→ Problem description
Return all lines from the listing below in which the string "this" occurs.

→ Given entries
* * *

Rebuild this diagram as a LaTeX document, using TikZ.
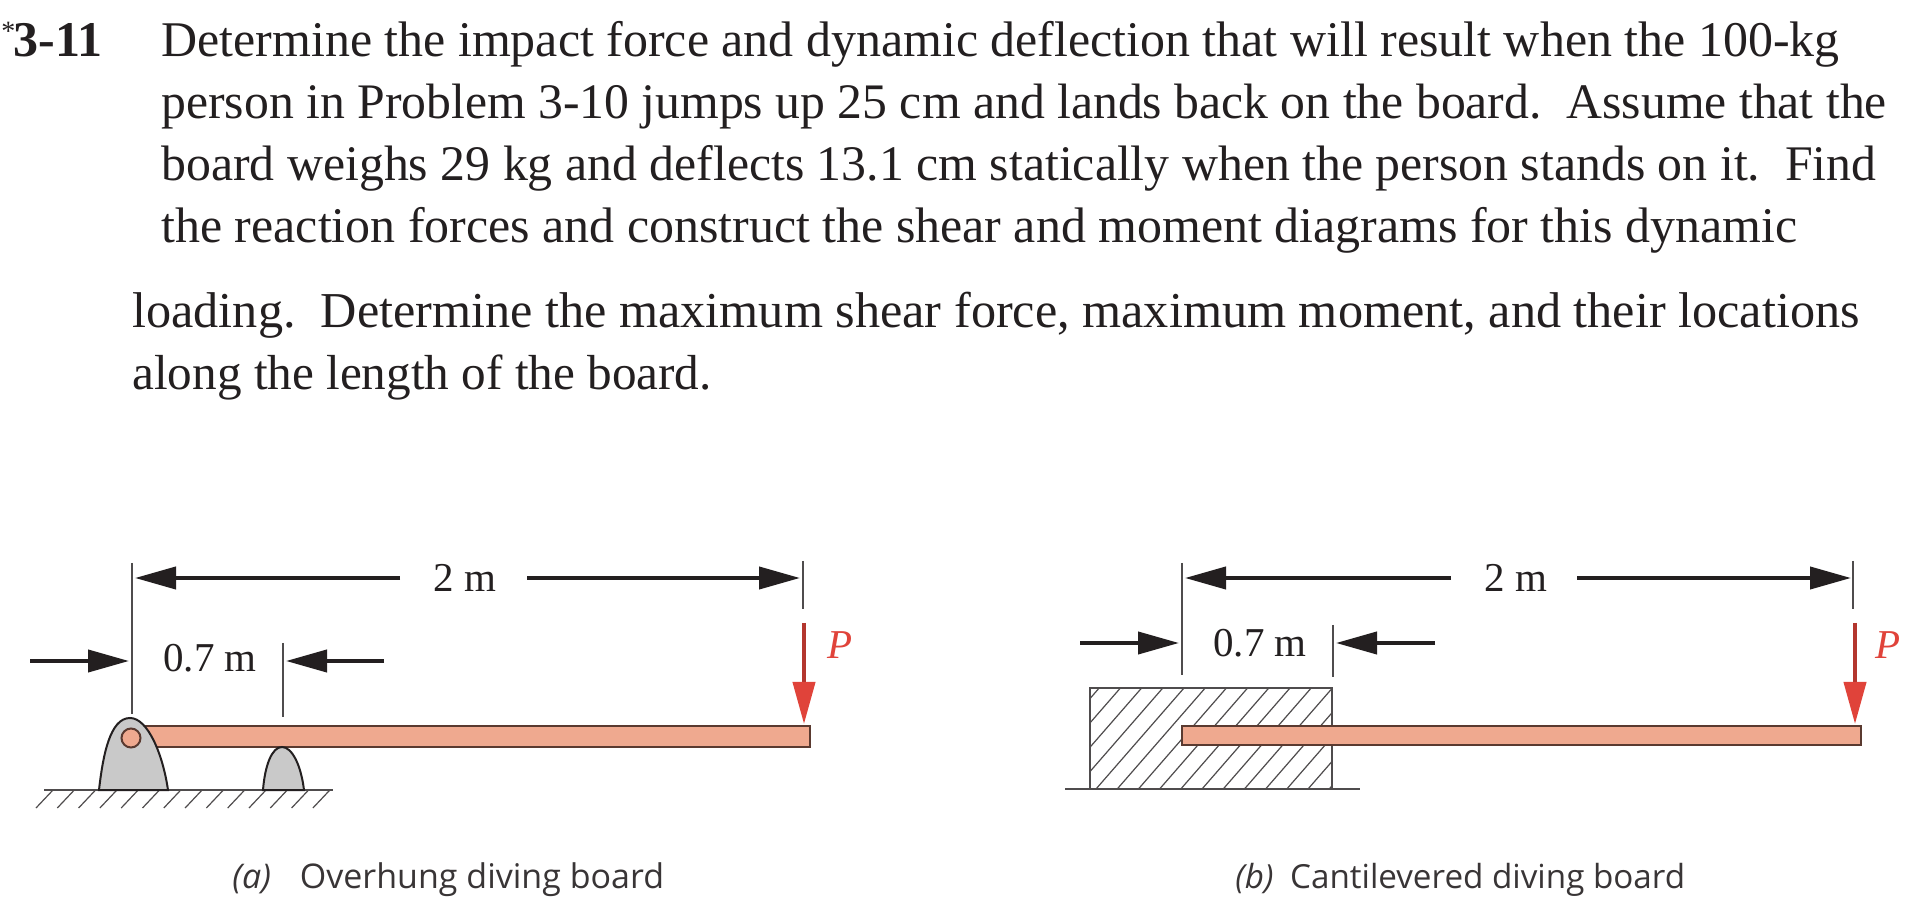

* * *

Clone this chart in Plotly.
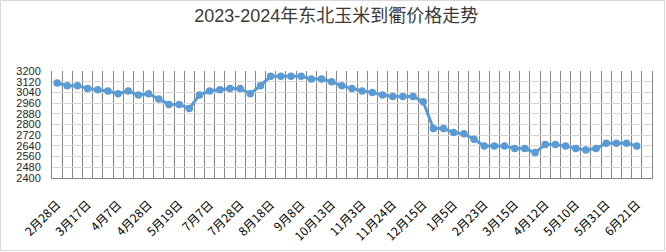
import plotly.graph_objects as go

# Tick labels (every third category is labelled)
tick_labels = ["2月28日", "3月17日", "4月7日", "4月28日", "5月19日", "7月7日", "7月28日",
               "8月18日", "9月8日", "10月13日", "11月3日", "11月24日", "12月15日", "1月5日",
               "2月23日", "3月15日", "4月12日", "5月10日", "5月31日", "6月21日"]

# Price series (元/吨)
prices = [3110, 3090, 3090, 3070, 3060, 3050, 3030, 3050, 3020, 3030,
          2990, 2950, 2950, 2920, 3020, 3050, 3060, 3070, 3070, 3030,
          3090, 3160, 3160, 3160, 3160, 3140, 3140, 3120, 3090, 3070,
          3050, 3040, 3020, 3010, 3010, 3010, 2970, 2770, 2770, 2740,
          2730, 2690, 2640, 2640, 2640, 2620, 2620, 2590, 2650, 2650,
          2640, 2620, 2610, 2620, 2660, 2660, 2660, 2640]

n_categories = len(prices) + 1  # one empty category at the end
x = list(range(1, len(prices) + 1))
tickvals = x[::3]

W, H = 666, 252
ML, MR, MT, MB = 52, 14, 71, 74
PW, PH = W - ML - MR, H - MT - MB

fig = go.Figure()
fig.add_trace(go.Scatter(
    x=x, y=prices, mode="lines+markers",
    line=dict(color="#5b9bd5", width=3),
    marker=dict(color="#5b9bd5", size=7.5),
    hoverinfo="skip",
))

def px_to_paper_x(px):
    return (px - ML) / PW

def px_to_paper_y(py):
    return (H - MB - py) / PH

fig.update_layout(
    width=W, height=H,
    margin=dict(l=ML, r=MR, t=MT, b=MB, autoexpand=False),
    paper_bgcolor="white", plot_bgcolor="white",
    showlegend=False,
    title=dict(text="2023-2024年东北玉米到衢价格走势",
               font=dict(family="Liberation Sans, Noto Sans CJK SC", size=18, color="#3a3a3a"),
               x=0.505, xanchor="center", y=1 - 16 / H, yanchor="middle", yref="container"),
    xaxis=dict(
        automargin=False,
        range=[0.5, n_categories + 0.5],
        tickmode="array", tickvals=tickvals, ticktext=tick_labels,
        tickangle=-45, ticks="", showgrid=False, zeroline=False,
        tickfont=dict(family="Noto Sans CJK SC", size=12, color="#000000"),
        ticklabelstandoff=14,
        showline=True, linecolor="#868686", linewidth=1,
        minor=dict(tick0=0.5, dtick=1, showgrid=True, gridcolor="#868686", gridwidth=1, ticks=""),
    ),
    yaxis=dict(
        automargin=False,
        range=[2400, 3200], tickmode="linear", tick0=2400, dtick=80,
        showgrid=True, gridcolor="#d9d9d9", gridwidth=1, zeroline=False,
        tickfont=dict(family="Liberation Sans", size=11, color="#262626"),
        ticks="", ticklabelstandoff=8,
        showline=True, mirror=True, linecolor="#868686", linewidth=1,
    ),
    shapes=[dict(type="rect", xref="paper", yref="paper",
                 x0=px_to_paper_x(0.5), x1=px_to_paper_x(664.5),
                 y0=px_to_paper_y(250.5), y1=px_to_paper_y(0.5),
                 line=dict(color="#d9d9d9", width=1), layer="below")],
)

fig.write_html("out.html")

* * *

→ Correct result
Rebuild this diagram as a LaTeX document, using TikZ.
Clone this chart in Plotly.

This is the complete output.